In Other Words, the Portland, Ore., feminist bookstore and community center dubiously made famous by the show Portlandia, is closing at the end of the month, the store announced on its website. As the Oregonian summed it up: "The statement cites reasons including increased expenses and the lack of funds, volunteers, and board members, along with an inability to 'reform and re-envision' a space founded on 'white, cis feminism (read: white supremacy)' to make it more reflective of contemporary feminism."
Founded in 1993, the store had financial difficulties in recent years. In 2014, it publicly sought funds and more volunteers to help it continue to operate. And in 2016, it repudiated Portlandia, which had set some sketches in the store, which it called Women and Women First, run by humorless feminists. (The store charged, among other things, that filming crews left the store in a mess, that it didn't profit from the filming and that the show's politics and take on Portland were negative.)

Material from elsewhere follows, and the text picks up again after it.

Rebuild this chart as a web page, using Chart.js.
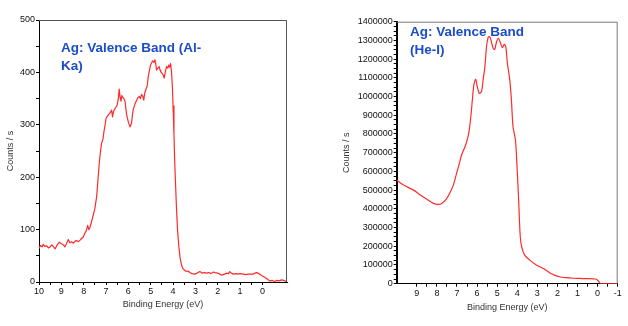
<!DOCTYPE html>
<html>
<head>
<meta charset="utf-8">
<script src="https://cdn.jsdelivr.net/npm/chart.js@4"></script>
<style>
  html, body { margin: 0; padding: 0; background: #fff; }
  body { width: 628px; height: 326px; position: relative; overflow: hidden; }
  canvas { position: absolute; top: 0; }
  #alChart { left: 0; }
  #heChart { left: 320px; }
</style>
</head>
<body>
<canvas id="alChart" width="300" height="326"></canvas>
<canvas id="heChart" width="308" height="326"></canvas>
<script>
// --- Data: Ag valence band, Al-Ka source ---
const energyAl = [
  10, 9.93, 9.86, 9.81, 9.74, 9.66, 9.58, 9.5, 9.43, 9.36,
  9.28, 9.2, 9.09, 9.0, 8.91, 8.84, 8.76, 8.69, 8.62, 8.54,
  8.46, 8.38, 8.32, 8.24, 8.16, 8.1, 8.02, 7.95, 7.88, 7.82,
  7.77, 7.72, 7.65, 7.57, 7.5, 7.42, 7.36, 7.3, 7.25, 7.2,
  7.14, 7.09, 7.04, 7.0, 6.95, 6.9, 6.83, 6.75, 6.71, 6.66,
  6.6, 6.55, 6.5, 6.45, 6.41, 6.37, 6.33, 6.29, 6.26, 6.2,
  6.15, 6.08, 6.0, 5.93, 5.86, 5.82, 5.78, 5.7, 5.63, 5.57,
  5.51, 5.46, 5.41, 5.36, 5.31, 5.27, 5.23, 5.16, 5.11, 5.07,
  5.01, 4.96, 4.92, 4.86, 4.81, 4.77, 4.74, 4.68, 4.62, 4.58,
  4.55, 4.49, 4.44, 4.4, 4.34, 4.29, 4.24, 4.19, 4.15, 4.11,
  4.07, 4.03, 4.0, 3.96, 3.92, 3.88, 3.85, 3.8, 3.74, 3.68,
  3.62, 3.55, 3.47, 3.4, 3.33, 3.25, 3.15, 3.03, 2.93, 2.8,
  2.7, 2.6, 2.5, 2.4, 2.3, 2.2, 2.13, 2.0, 1.9, 1.83,
  1.7, 1.6, 1.52, 1.46, 1.4, 1.31, 1.2, 1.1, 1.0, 0.86,
  0.75, 0.64, 0.52, 0.42, 0.33, 0.27, 0.2, 0.12, 0.02, -0.1,
  -0.2, -0.33, -0.45, -0.55, -0.63, -0.75, -0.85, -0.95, -1.08
];
const countsAl = [
  64, 70, 67, 72, 68, 69, 65, 67, 71, 68,
  63, 70, 76, 73, 71, 67, 74, 81, 75, 77,
  74, 78, 79, 77, 80, 83, 86, 93, 98, 108,
  100, 104, 115, 128, 140, 163, 195, 228, 248, 265,
  272, 288, 300, 312, 316, 319, 322, 328, 315, 326,
  331, 334, 338, 350, 368, 352, 345, 356, 353, 350,
  345, 320, 305, 296, 303, 318, 330, 340, 347, 352,
  354, 350, 358, 355, 347, 360, 366, 373, 392, 401,
  414, 418, 422, 419, 424, 415, 405, 408, 411, 404,
  401, 398, 395, 389, 402, 411, 408, 414, 410, 417,
  402, 372, 336, 282, 222, 178, 144, 100, 67, 45,
  32, 25, 22, 20, 21, 18, 16, 15, 17, 20,
  17, 18, 17, 18, 16, 19, 18, 17, 15, 13,
  15, 17, 16, 20, 17, 15, 16, 15, 16, 15,
  14, 15, 15, 15, 17, 18, 17, 15, 12, 9,
  6, 2, 3, 1, 3, 2, 4, 3, 1
];

// --- Data: Ag valence band, He-I source ---
const energyHe = [
  10, 9.66, 9.16, 8.83, 8.5, 8.17, 7.92, 7.76, 7.54, 7.35,
  7.18, 7.02, 6.88, 6.77, 6.6, 6.47, 6.39, 6.31, 6.22, 6.16,
  6.07, 5.99, 5.89, 5.78, 5.7, 5.61, 5.53, 5.45, 5.39, 5.33,
  5.2, 5.12, 5.03, 4.93, 4.84, 4.74, 4.65, 4.57, 4.49, 4.37,
  4.29, 4.21, 4.09, 4.01, 3.93, 3.85, 3.76, 3.63, 3.38, 3.05,
  2.72, 2.39, 2.15, 1.9, 1.57, 1.24, 0.91, 0.58, 0.1, -0.03,
  -0.15, -0.4, -1.0
];
const countsHe = [
  554000, 527000, 500000, 474000, 451000, 429000, 424000, 429000, 451000, 486000,
  527000, 590000, 643000, 688000, 732000, 777000, 821000, 892000, 999000, 1062000,
  1092000, 1053000, 1017000, 1026000, 1088000, 1160000, 1266000, 1316000, 1320000, 1311000,
  1258000, 1252000, 1293000, 1311000, 1288000, 1261000, 1279000, 1266000, 1177000, 1088000,
  981000, 839000, 768000, 625000, 447000, 251000, 189000, 153000, 126000, 100000,
  82000, 59000, 46000, 37000, 32000, 29000, 28000, 27000, 25000, 16000,
  0, 0, 0
];

// --- Tick lists ---
const xTicksAl = [10, 9, 8, 7, 6, 5, 4, 3, 2, 1, 0];
const yTicksAl = [0, 100, 200, 300, 400, 500];
const xTicksHe = [9, 8, 7, 6, 5, 4, 3, 2, 1, 0, -1];
const yTicksHe = [0, 100000, 200000, 300000, 400000, 500000, 600000, 700000,
  800000, 900000, 1000000, 1100000, 1200000, 1300000, 1400000];

const titleAl = ['Ag: Valence Band (Al-', 'Ka)'];
const titleHe = ['Ag: Valence Band', '(He-I)'];

// Draws the blue title inside the plot and the top/right frame
const framePlugin = {
  id: 'frame',
  afterDraw(chart, args, opts) {
    const { ctx, chartArea: a } = chart;
    ctx.save();
    ctx.strokeStyle = opts.color;
    ctx.lineWidth = 1;
    ctx.beginPath();
    ctx.moveTo(a.left, a.top + 0.5);
    ctx.lineTo(a.right - 0.5, a.top + 0.5);
    ctx.lineTo(a.right - 0.5, a.bottom);
    ctx.stroke();

    ctx.fillStyle = '#1c4cc6';
    ctx.font = 'bold 13.5px "Liberation Sans", Arial, sans-serif';
    ctx.textBaseline = 'middle';
    opts.lines.forEach((line, i) => {
      ctx.fillText(line, a.left + opts.dx, a.top + opts.dy + i * 18);
    });
    ctx.restore();
  }
};

// Build a tick list with minor (unlabelled) marks between the majors
function withMinors(majors, step) {
  const out = [];
  for (let i = 0; i < majors.length; i++) {
    out.push({ value: majors[i], major: true });
    if (i < majors.length - 1) {
      const a = majors[i], b = majors[i + 1];
      const dir = b > a ? 1 : -1;
      for (let v = a + dir * step; dir * (b - v) > 1e-9; v += dir * step) {
        out.push({ value: v, major: false });
      }
    }
  }
  return out;
}

function buildChart(canvasId, energy, counts, cfg) {
  const ctx = document.getElementById(canvasId).getContext('2d');
  const points = energy.map((e, i) => ({ x: e, y: counts[i] }));
  const font = { family: '"Liberation Sans", Arial, sans-serif', size: 9 };

  return new Chart(ctx, {
    type: 'line',
    data: {
      datasets: [{
        data: points,
        borderColor: '#ff2a2a',
        borderWidth: 1.2,
        borderJoinStyle: 'round',
        pointRadius: 0,
        tension: cfg.tension,
        fill: false
      }]
    },
    options: {
      responsive: false,
      animation: false,
      layout: { padding: cfg.padding },
      plugins: {
        legend: { display: false },
        tooltip: { enabled: false },
        frame: { color: cfg.frameColor, lines: cfg.title, dx: cfg.titleDx, dy: cfg.titleDy }
      },
      scales: {
        x: {
          type: 'linear',
          reverse: true,
          min: cfg.xMin,
          max: 10,
          afterBuildTicks: axis => { axis.ticks = withMinors(cfg.xTicks, 0.5).filter(t => t.value >= cfg.xMin); },
          afterFit: axis => { axis.height = cfg.xAxisHeight; },
          ticks: {
            autoSkip: false,
            maxRotation: 0,
            padding: 1.5,
            color: '#111',
            font: font,
            callback: v => (Number.isInteger(v) && cfg.xTicks.includes(v)) ? String(v) : ''
          },
          grid: { drawOnChartArea: false, drawTicks: true, tickLength: 3, color: '#000' },
          border: { display: true, color: '#000', width: 1 },
          title: { display: true, text: 'Binding Energy (eV)', color: '#333', font: font, padding: 4 }
        },
        y: {
          type: 'linear',
          min: 0,
          max: cfg.yMax,
          afterBuildTicks: axis => { axis.ticks = withMinors(cfg.yTicks, cfg.yMinor); },
          afterFit: axis => { axis.width = cfg.yAxisWidth; },
          ticks: {
            autoSkip: false,
            padding: 1,
            color: '#111',
            font: font,
            callback: v => cfg.yTicks.includes(v) ? String(v) : ''
          },
          grid: { drawOnChartArea: false, drawTicks: true, tickLength: 3, color: '#000' },
          border: { display: true, color: '#000', width: cfg.yBorder },
          title: { display: true, text: 'Counts / s', color: '#333', font: font, padding: 4 }
        }
      }
    },
    plugins: [framePlugin]
  });
}

buildChart('alChart', energyAl, countsAl, {
  xTicks: xTicksAl, yTicks: yTicksAl, yMax: 500, yMinor: 50, xMin: -1.1,
  padding: { left: 1.3, right: 13, top: 20, bottom: 11.6 },
  yAxisWidth: 37.7, xAxisHeight: 32.4, yBorder: 1,
  frameColor: '#555', title: titleAl, titleDx: 22, titleDy: 28, tension: 0
});

buildChart('heChart', energyHe, countsHe, {
  xTicks: xTicksHe, yTicks: yTicksHe, yMax: 1400000, yMinor: 25000, xMin: -1,
  padding: { left: 17.6, right: 10.3, top: 21.7, bottom: 8.6 },
  yAxisWidth: 59.1, xAxisHeight: 33.7, yBorder: 2,
  frameColor: '#777', title: titleHe, titleDx: 13.3, titleDy: 10.3, tension: 0.3
});
</script>
</body>
</html>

In Other Word's closing announcement said that the store "periodically discusses closing because of a lack of money and people. This isn't sustainable, especially emotionally, for the people who come here and work to provide this space as a resource to Portland Feminist communities. Even if funds poured in, and masses of people showed up in response to this announcement, we would not continue our tenure here.
"We cannot continue because we know reform does not work. The current volunteers and board members stepped into and took over a space that was founded on white, cis feminism (read: white supremacy). It's really difficult, actually, impossible, for us to disentangle from that foundational ideology. Volunteers and board members tried to reform and re-envision the organization, and have found it unattainable to do, especially with so little resources. We have experienced this as a very real reminder that reform doesn't work. Patriarchy, White Supremacy, Capitalism cannot be reformed and ever serve the people. Abolition is the goal."
In Other Words added that Critical Resistance Portland, which "seeks to build an international movement to end the Prison Industrial Complex by challenging the belief that caging and controlling people makes us safe," is working to keep the space open as a community center.